First, have a NOAA Weather Radio. It doesn't need Wi-Fi. It doesn't need a cell tower. If the KHPX tower gets hit or the fiber lines go down, your phone might go silent. The radio won't.
Second, learn the "neighboring" counties. When you're looking at the radar, don't just look at Hopkinsville. Look at Trigg, Caldwell, and Muhlenberg. If a storm is rotating in Cadiz, you have about 15 to 20 minutes before it hits the Hopkinsville city limits.
Third, understand the "Warning" vs "Watch" distinction. A Watch means the ingredients are in the kitchen. A Warning means the cake is in the oven—or in this case, the storm is on the radar and heading for your street.
When the sirens go off in Hopkinsville, don't go outside to look for it. Use the radar tools to see where the circulation is. If the velocity "couplet" is south of Highway 68 and you’re in North Drive, you have a different level of urgency than someone in the direct path. Information is power, but only if you know how to read the map.
Keep your eyes on the KHPX feed. It’s the most accurate representation of what’s happening in our backyard.
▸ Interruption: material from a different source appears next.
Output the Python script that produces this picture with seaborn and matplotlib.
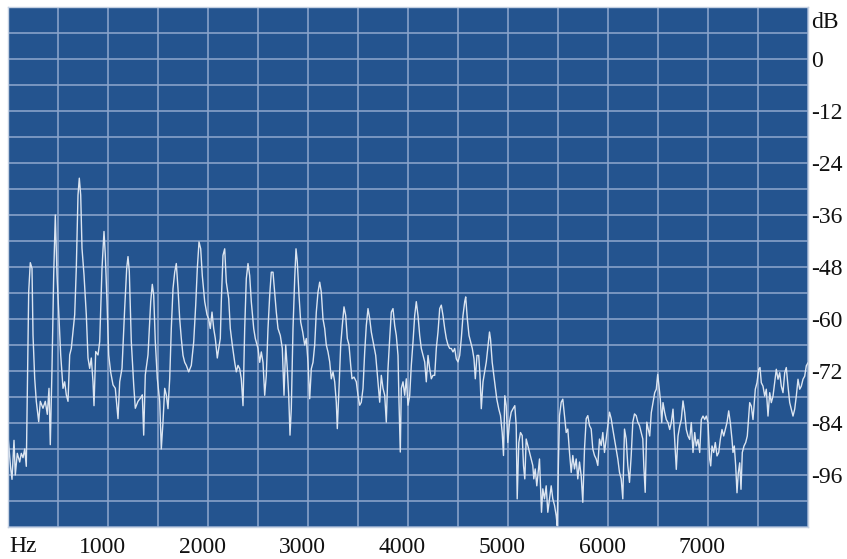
import numpy as np
import pandas as pd
import seaborn as sns
import matplotlib.pyplot as plt
from matplotlib.transforms import ScaledTranslation

# spectrum trace, split into bands (Hz, dB)
hz_band1 = [0, 27, 40, 60, 73, 93, 117, 133, 150, 167,
            183, 193, 207, 223, 240, 250, 267, 283, 307, 323,
            350, 373, 393, 410, 423, 440, 457, 473, 490, 507,
            527, 550, 567, 583, 600, 617, 633, 667, 683, 700,
            713, 727, 740, 760, 783, 800, 817, 833, 850, 860,
            877, 900, 917, 940, 960, 973, 990, 1007, 1027, 1050,
            1073, 1100, 1117, 1140, 1167, 1187, 1200, 1213, 1233, 1257,
            1273, 1300, 1323, 1343, 1357, 1373, 1400, 1427, 1443, 1457,
            1473, 1493, 1517, 1533, 1550, 1567, 1583]
db_band1 = [-87, -94.5, -97, -88, -96, -91, -93, -91, -92, -90,
            -94, -77.5, -53.7, -47, -48.3, -63.7, -73.7, -79, -83.7, -79,
            -80.6, -79, -82, -76, -89, -71.4, -49.8, -36, -49.8, -58.3,
            -68.3, -76, -74.5, -77.5, -79, -68.3, -66.8, -59, -48.3, -31.4,
            -27.5, -31.4, -43.7, -49.8, -59, -69, -71.4, -69, -74.5, -80,
            -67.5, -68.3, -65.2, -48.3, -39.8, -45.2, -56, -68.3, -72.3, -75.2,
            -76, -83, -74.5, -71.4, -57.5, -48.3, -45.6, -49, -65.2, -75.2,
            -80.6, -79, -78.3, -77.5, -86.8, -72.9, -68.3, -56, -52, -54.5,
            -65.2, -73.7, -79, -90, -83.7, -76, -77.5]

hz_band2 = [1600, 1617, 1633, 1650, 1667, 1683, 1700, 1717, 1733, 1750,
            1767, 1783, 1807, 1833, 1857, 1877, 1893, 1910, 1927, 1943,
            1967, 1990, 2007, 2023, 2040, 2057, 2073, 2093, 2107, 2123,
            2133, 2150, 2167, 2183, 2207, 2223, 2243, 2267, 2283, 2300,
            2317, 2333, 2350, 2367, 2383, 2400, 2417, 2433, 2457, 2473,
            2500, 2517, 2533, 2550, 2567, 2583, 2600, 2617, 2633, 2650,
            2667, 2683, 2700, 2723, 2743, 2760, 2777, 2793, 2807, 2820,
            2833, 2850, 2867, 2880, 2893, 2910, 2927, 2947, 2967, 2983,
            3000, 3017, 3033, 3050, 3067, 3083, 3100, 3117, 3133, 3150,
            3167, 3183]
db_band2 = [-80.7, -73.8, -62.2, -53, -49.2, -47.2, -53, -60, -64.5, -68.4,
            -70, -70.7, -72.2, -70.7, -65.3, -56.8, -48.4, -42.2, -43.8, -50,
            -56, -59, -60, -62.2, -58.4, -62.2, -64.5, -69, -66.8, -64.5,
            -56, -45.3, -43.8, -51.5, -55.3, -62.2, -66, -70, -72.2, -70.7,
            -71.5, -73.8, -80, -62.2, -50.7, -47.2, -50, -56, -62.2, -64.5,
            -66.8, -70, -67.6, -70, -77.6, -73, -62.2, -54.5, -49.2, -49.2,
            -53.8, -58.4, -62.2, -63.8, -66.8, -77.6, -66, -71.5, -77.6, -86.8,
            -80.7, -62.2, -50.7, -43.8, -46.8, -54.5, -60.7, -63, -66, -64.5,
            -70, -78.4, -71.5, -70, -66, -58.4, -53.8, -51.5, -53.8, -60,
            -62.2, -66]

hz_band3 = [3200, 3217, 3233, 3250, 3267, 3283, 3293, 3310, 3327, 3343,
            3360, 3377, 3393, 3410, 3427, 3440, 3460, 3483, 3500, 3517,
            3533, 3550, 3567, 3583, 3600, 3617, 3633, 3657, 3677, 3700,
            3717, 3733, 3750, 3767, 3783, 3800, 3817, 3833, 3850, 3867,
            3883, 3900, 3910, 3923, 3933, 3950, 3967, 3983, 4000, 4017,
            4033, 4050, 4067, 4083, 4100, 4117, 4133, 4150, 4167, 4183,
            4200, 4217, 4233, 4250, 4267, 4283, 4300, 4317, 4333, 4350,
            4367, 4383, 4400, 4417, 4433, 4450, 4467, 4483, 4500, 4517,
            4533, 4550, 4567, 4577, 4593, 4610, 4627, 4643, 4660, 4673,
            4690, 4707, 4720, 4733, 4750, 4767, 4783]
db_band3 = [-67.6, -69.9, -73.8, -72.2, -74.5, -79.2, -85.3, -76, -66, -61.5,
            -57.2, -59.2, -64.5, -66, -70.7, -73.8, -73.4, -74.5, -77.6, -79.9,
            -79.2, -76, -67.6, -61.5, -57.6, -59.9, -63, -66, -68.4, -74.5,
            -79.2, -73, -76, -77.6, -83.8, -71.5, -64.5, -58.4, -57.6, -61.5,
            -63.8, -68.4, -79.2, -90.7, -76, -74.5, -77.6, -73.8, -79.9, -77.6,
            -70.7, -65.3, -59.2, -56, -59.2, -63.8, -66.8, -68.4, -69.9, -74.5,
            -68.4, -71.5, -73.8, -73, -73, -66.8, -63, -57.6, -56.8, -59.2,
            -62.2, -64.5, -66, -66.8, -66.8, -67.6, -66.8, -69.2, -69.9, -68.4,
            -64.5, -59.2, -56, -54.9, -59.9, -63.8, -65.3, -66.8, -69.2, -73.8,
            -68.4, -68.4, -73, -80.7, -74.5, -72.2, -69.9]

hz_band4 = [4815, 4825, 4842, 4858, 4875, 4888, 4908, 4925, 4942, 4955,
            4968, 4982, 4998, 5015, 5032, 5048, 5068, 5082, 5092, 5108,
            5125, 5142, 5155, 5168, 5182, 5198, 5215, 5232, 5248, 5258,
            5272, 5288, 5302, 5315, 5325, 5335, 5348, 5365, 5382, 5398,
            5415, 5432, 5448, 5465, 5482, 5492, 5505, 5515, 5532, 5548,
            5565, 5582, 5598, 5615, 5632, 5648, 5665, 5682, 5698, 5715,
            5732, 5748, 5765, 5782, 5798, 5815, 5832, 5848, 5865, 5882,
            5898, 5915, 5932, 5948, 5965, 5982, 5998, 6015, 6032, 6048,
            6065, 6082, 6098, 6115, 6132, 6148, 6165, 6182, 6198, 6215,
            6232, 6248, 6265, 6282, 6298, 6315, 6332, 6348, 6358, 6372,
            6388]
db_band4 = [-63, -64.6, -70, -73, -76.2, -78.5, -80.8, -82.3, -86.2, -91.5,
            -77.7, -80, -88.5, -83.8, -81.5, -80.8, -80, -84.6, -101.5, -88.5,
            -86.2, -86.9, -93.8, -96.9, -87.7, -89.2, -90.8, -92.3, -93.8, -96.9,
            -94.6, -98.5, -95.4, -92.3, -98.5, -104.6, -99.2, -101.5, -98.5, -104.6,
            -101.5, -98.5, -101.5, -103, -105.4, -107.7, -92.3, -82.3, -79.2, -78.5,
            -82.3, -86.2, -85.4, -90.8, -95.4, -91.5, -94.6, -92.3, -96.9, -93,
            -96.2, -102.3, -90, -83, -82.3, -84.6, -85.4, -90, -91.5, -92.3,
            -93.8, -87.7, -89.2, -86.2, -90.8, -87.7, -84.6, -81.5, -83, -85.4,
            -87.7, -90, -92.3, -95.4, -96.9, -101.5, -85.4, -87.7, -93.8, -97.7,
            -91.5, -83.8, -81.9, -82.3, -83.8, -84.6, -86.2, -87.7, -93.8, -100,
            -83.8]

hz_band5 = [6417, 6433, 6450, 6467, 6483, 6497, 6510, 6523, 6537, 6550,
            6567, 6583, 6600, 6617, 6633, 6650, 6667, 6683, 6700, 6717,
            6733, 6750, 6767, 6783, 6800, 6817, 6833, 6850, 6867, 6883,
            6900, 6917, 6933, 6950, 6967, 6983, 7000, 7017, 7027, 7040,
            7057, 7073, 7090, 7107, 7123, 7140, 7157, 7173, 7190, 7207,
            7223, 7240, 7250, 7263, 7277, 7290, 7303, 7317, 7330, 7343,
            7360, 7377, 7393, 7407, 7417, 7433, 7450, 7460, 7473, 7490,
            7507, 7520, 7533, 7550, 7567, 7583, 7600, 7617, 7633, 7650,
            7667, 7683, 7700, 7717, 7733, 7750, 7767, 7783, 7800, 7817,
            7833, 7850, 7867, 7883, 7900, 7917, 7933, 7950, 7967, 7983,
            8000]
db_band5 = [-87, -81.6, -79.3, -77, -76.2, -72.8, -75.5, -78.5, -83.9, -79.3,
            -81.6, -83.2, -83.9, -85.5, -83.9, -80.8, -87.8, -94.7, -87, -84.7,
            -83.2, -78.9, -81.6, -85.5, -87, -87.8, -83.9, -90.8, -86.2, -89.3,
            -87.8, -90.8, -83.2, -82.4, -83.2, -82.4, -83.9, -92.4, -93.9, -89.3,
            -90.8, -88.5, -91.6, -90.8, -87.8, -85.5, -87, -85.5, -83.9, -81.2,
            -83.9, -87.8, -90.8, -89.3, -93.9, -100.1, -95.5, -93.2, -99.3, -90.8,
            -89.3, -88.5, -87, -82.4, -79.3, -80.1, -83.2, -80.1, -76.2, -74.7,
            -71.6, -71.2, -74.7, -75.5, -77.8, -76.2, -82.4, -77, -79.3, -77.8,
            -74.7, -71.6, -73.9, -72.4, -75.5, -77, -72.4, -71.2, -75.5, -79.3,
            -80.8, -82.4, -80.8, -77.8, -73.9, -76.2, -75.5, -73.9, -73.2, -70.8,
            -70.1]

x_labels = ["1000", "2000", "3000", "4000", "5000", "6000", "7000"]
y_labels = ["dB", "0", "-12", "-24", "-36", "-48", "-60", "-72", "-84", "-96"]

hz = hz_band1 + hz_band2 + hz_band3 + hz_band4 + hz_band5
db = db_band1 + db_band2 + db_band3 + db_band4 + db_band5
assert len(hz) == len(db)
df = pd.DataFrame({"hz": hz, "db": db})

sns.set_theme(style="dark")
plt.rcParams["font.family"] = ["Liberation Serif", "DejaVu Serif"]

fig = plt.figure(figsize=(8.47, 5.59), dpi=100)
ax = fig.add_axes([8 / 847, 32 / 559, 800 / 847, 520 / 559])
ax.set_facecolor("#24548f")

sns.lineplot(data=df, x="hz", y="db", ax=ax, color="#dce5f1",
             linewidth=1.0, sort=False, estimator=None)

ax.set_xlim(0, 8000)
ax.set_ylim(-108, 12)

# grid every 500 Hz / 6 dB, keep minor lines under the labelled ticks too
ax.xaxis.remove_overlapping_locs = False
ax.yaxis.remove_overlapping_locs = False
ax.set_xticks(np.arange(0, 8001, 500), minor=True)
ax.set_yticks(np.arange(-108, 13, 6), minor=True)
ax.grid(which="minor", color="#87a2c9", linewidth=1.2)
ax.grid(which="major", visible=False)

ax.set_xticks(np.arange(1000, 7001, 1000))
ax.set_xticklabels(x_labels)
ax.set_yticks([9] + list(range(0, -97, -12)))
ax.set_yticklabels(y_labels)
ax.yaxis.tick_right()
ax.tick_params(which="both", length=0, labelsize=17, colors="#111111")
ax.tick_params(axis="x", pad=7)
ax.tick_params(axis="y", pad=2)
for lbl in ax.get_xticklabels():
    lbl.set_transform(lbl.get_transform() + ScaledTranslation(-0.06, 0, fig.dpi_scale_trans))
ax.text(0.002, -0.018, "Hz", transform=ax.transAxes, ha="left", va="top",
        fontsize=17, color="#111111")
ax.set_xlabel("")
ax.set_ylabel("")
for s in ax.spines.values():
    s.set_visible(True)
    s.set_color("#c5d1e2")
    s.set_linewidth(1.0)

fig.savefig("out.png", dpi=100, facecolor="white")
Stay weather-aware, keep your phone charged when the "convective outlook" looks spicy, and always have a backup plan that doesn't involve a signal-dependent app.
Next Steps for Staying Safe:
- Download RadarScope or wdtv for raw data access.
- Bookmark the NWS Paducah "Enhanced Data Display" (EDD) on your mobile browser.
- Program your weather radio specifically for SAME code 021047 (Christian County).
- Verify your "safe place" has a hard-copy map of the county so you can track storm coordinates even if the GPS fails.